Se ha hecho notar que hoy hay una sed creciente de santidad en
muchos jóvenes y que, aunque cada vez en menor número, los que van adelante
demuestran un gran idealismo y prometen mucho. Es importante escucharlos,
comprender sus experiencias y animarlos a ayudar a sus coetáneos a ver a la
necesidad de sacerdotes y religiosos comprometidos, así como a ver la belleza de
una vida de sacrificio y servicio al Señor y a su Iglesia. A mi juicio, se exige
mucho a los directores y formadores de las vocaciones: hoy más que nunca, hay
que ofrecer a los candidatos una sana formación intelectual y humana que los
capacite no solamente para responder a las preguntas reales y a las necesidades
de sus contemporáneos, sino también para madurar en su conversión y perseverar
en la vocación mediante un compromiso que dure toda la vida. Como Obispos, son
conscientes del sacrificio que se les pide cuando les solicitan liberar de sus
cometidos a uno de sus mejores sacerdotes para trabajar en el seminario. Les
exhorto a responder con generosidad por el bien de toda la Iglesia.
Por último, pienso que saben por experiencia que muchos de
vuestros hermanos sacerdotes son felices en su vocación. Lo que dije en mi
discurso sobre la importancia de la unidad y la colaboración con el presbiterio
se aplica también a este campo.
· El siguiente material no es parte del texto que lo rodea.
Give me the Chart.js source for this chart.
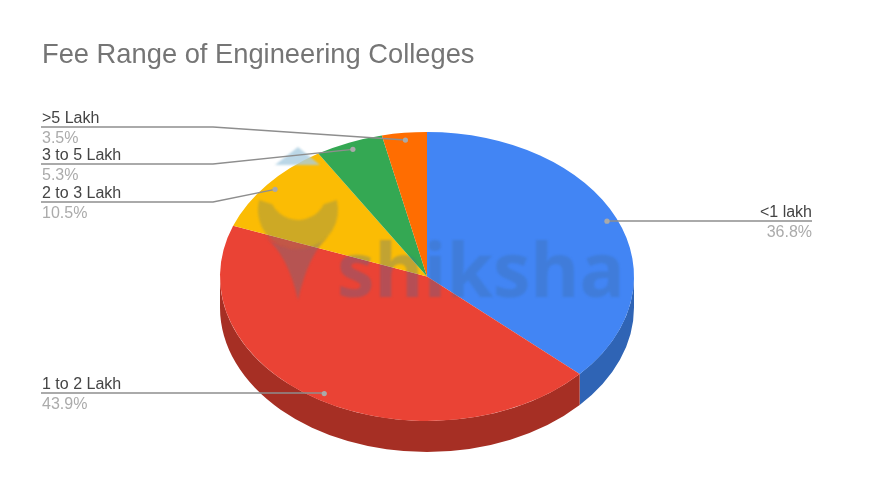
<!DOCTYPE html>
<html>
<head>
<meta charset="utf-8">
<title>Fee Range of Engineering Colleges</title>
<script src="https://cdn.jsdelivr.net/npm/chart.js@4/dist/chart.umd.min.js"></script>
<style>
  html, body { margin: 0; padding: 0; background: #fff; }
  #wrap { width: 895px; height: 503px; }
</style>
</head>
<body>
<div id="wrap"><canvas id="chart" width="895" height="503"></canvas></div>
<script>
const categories = ['<1 lakh', '1 to 2 Lakh', '2 to 3 Lakh', '3 to 5 Lakh', '>5 Lakh'];
const shares = [36.8, 43.9, 10.5, 5.3, 3.5];
const shareLabels = ['36.8%', '43.9%', '10.5%', '5.3%', '3.5%'];
const sliceColors = ['#4285f4', '#ea4335', '#fbbc04', '#34a853', '#ff6d01'];
const wallColors = ['#2f64b5', '#a62f24', '#b5880a', '#26793c', '#b84f01'];

// where the tilted pie sits on the page
const tilt = { cx: 427, cy: 276.5, rx: 207, ry: 144.5, depth: 31 };
// label placement, same order as categories
const leaders = [
    { side: 'right', y: 221 },
    { side: 'left', y: 393 },
    { side: 'left', y: 202, elbow: 213 },
    { side: 'left', y: 164, elbow: 213 },
    { side: 'left', y: 127, elbow: 213 }
];

const tiltedPie = {
    id: 'tiltedPie',
    beforeDatasetsDraw(chart) {
        const ctx = chart.ctx;
        const arcs = chart.getDatasetMeta(0).data;
        // side wall, only the front half of the rim is visible
        arcs.forEach((arc, i) => {
            const a1 = Math.max(arc.startAngle, 0);
            const a2 = Math.min(arc.endAngle, Math.PI);
            if (a2 <= a1) return;
            ctx.beginPath();
            ctx.ellipse(tilt.cx, tilt.cy, tilt.rx, tilt.ry, 0, a1, a2);
            ctx.ellipse(tilt.cx, tilt.cy + tilt.depth, tilt.rx, tilt.ry, 0, a2, a1, true);
            ctx.closePath();
            ctx.fillStyle = wallColors[i];
            ctx.fill();
        });
        // squash the library's circular arcs into the ellipse
        const first = arcs[0];
        ctx.save();
        ctx.translate(tilt.cx, tilt.cy);
        ctx.scale(tilt.rx / first.outerRadius, tilt.ry / first.outerRadius);
        ctx.translate(-first.x, -first.y);
    },
    afterDatasetsDraw(chart) {
        const ctx = chart.ctx;
        ctx.restore();
        drawWatermark(ctx);
        chart.getDatasetMeta(0).data.forEach((arc, i) => {
            const mid = (arc.startAngle + arc.endAngle) / 2;
            const px = tilt.cx + Math.cos(mid) * tilt.rx * 0.95;
            const py = tilt.cy + Math.sin(mid) * tilt.ry * 0.95;
            const lead = leaders[i];
            const isLeft = lead.side === 'left';
            const edge = isLeft ? 41 : 812;

            ctx.beginPath();
            ctx.moveTo(edge, lead.y);
            if (lead.elbow) ctx.lineTo(lead.elbow, lead.y);
            ctx.lineTo(px, lead.elbow ? py : lead.y);
            ctx.strokeStyle = '#8e8e8e';
            ctx.lineWidth = 1.4;
            ctx.stroke();

            ctx.beginPath();
            ctx.arc(px, py, 2.6, 0, Math.PI * 2);
            ctx.fillStyle = '#a9a9a9';
            ctx.fill();

            ctx.textAlign = isLeft ? 'left' : 'right';
            ctx.textBaseline = 'alphabetic';
            ctx.font = '16px "Liberation Sans", Arial, sans-serif';
            ctx.fillStyle = '#444444';
            ctx.fillText(categories[i], isLeft ? edge + 1 : edge, lead.y - 4);
            ctx.fillStyle = '#ababab';
            ctx.fillText(shareLabels[i], isLeft ? edge + 1 : edge, lead.y + 16);
        });
    }
};

// faint site logo and name stamped across the picture
function drawWatermark(ctx) {
    ctx.save();
    ctx.filter = 'blur(1.2px)';

    ctx.fillStyle = 'rgba(170, 205, 225, 0.8)';
    ctx.beginPath();
    ctx.moveTo(298, 147);
    ctx.lineTo(320, 165);
    ctx.lineTo(275, 165);
    ctx.closePath();
    ctx.fill();

    // crescent
    ctx.fillStyle = 'rgba(110, 130, 110, 0.32)';
    ctx.beginPath();
    ctx.arc(298, 210, 40, -0.08 * Math.PI, 1.08 * Math.PI);
    ctx.arc(298, 191, 29, 0.85 * Math.PI, 0.15 * Math.PI, true);
    ctx.closePath();
    ctx.fill();

    // dart under the crescent
    ctx.fillStyle = 'rgba(110, 110, 125, 0.42)';
    ctx.beginPath();
    ctx.moveTo(265, 237);
    ctx.quadraticCurveTo(288, 255, 298, 300);
    ctx.quadraticCurveTo(308, 255, 328, 237);
    ctx.quadraticCurveTo(298, 262, 265, 237);
    ctx.closePath();
    ctx.fill();

    ctx.font = 'bold 75px "Open Sans", "Liberation Sans", sans-serif';
    ctx.textAlign = 'left';
    ctx.textBaseline = 'alphabetic';
    ctx.fillStyle = 'rgba(60, 105, 160, 0.3)';
    ctx.fillText('shiksha', 337, 297);
    ctx.restore();
}

new Chart(document.getElementById('chart'), {
    type: 'pie',
    data: {
        labels: categories,
        datasets: [{
            data: shares,
            backgroundColor: sliceColors,
            borderWidth: 0,
            hoverOffset: 0,
            clip: false
        }]
    },
    options: {
        responsive: false,
        animation: false,
        layout: { padding: { left: 42, right: 42, top: 30, bottom: 40 } },
        plugins: {
            legend: { display: false },
            tooltip: { enabled: false },
            title: {
                display: true,
                text: 'Fee Range of Engineering Colleges',
                align: 'start',
                color: '#757575',
                font: { family: '"Liberation Sans", Arial, sans-serif', size: 27.3, weight: 'normal' },
                padding: { top: 9, bottom: 10 }
            }
        }
    },
    plugins: [tiltedPie]
});
</script>
</body>
</html>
Es necesario para todos nosotros que se dejen
las divisiones estériles, los desacuerdos y los prejuicios, y que se escuche
juntos la voz del Espíritu que guía a la Iglesia hacia un futuro de esperanza.
Cada uno de nosotros sabe la importancia que ha tenido en la propia vida la
fraternidad sacerdotal; ésta no es solamente algo precioso que tenemos, sino
también un recurso inmenso para la renovación del sacerdocio y el crecimiento de
nuevas vocaciones. Deseo concluir animándoles a crear oportunidades para un
mayor diálogo y encuentros fraternos entre vuestros sacerdotes, especialmente
los jóvenes. Estoy convencido que eso dará fruto para su enriquecimiento, para
el aumento de su amor al sacerdocio y a la Iglesia, así como también para la
eficacia de su apostolado.
Con estas pocas observaciones, les animo una vez más en su
ministerio respecto a los fieles confiados a su solicitud pastoral y les confío
a la entrañable intercesión de María Inmaculada, Madre de la Iglesia.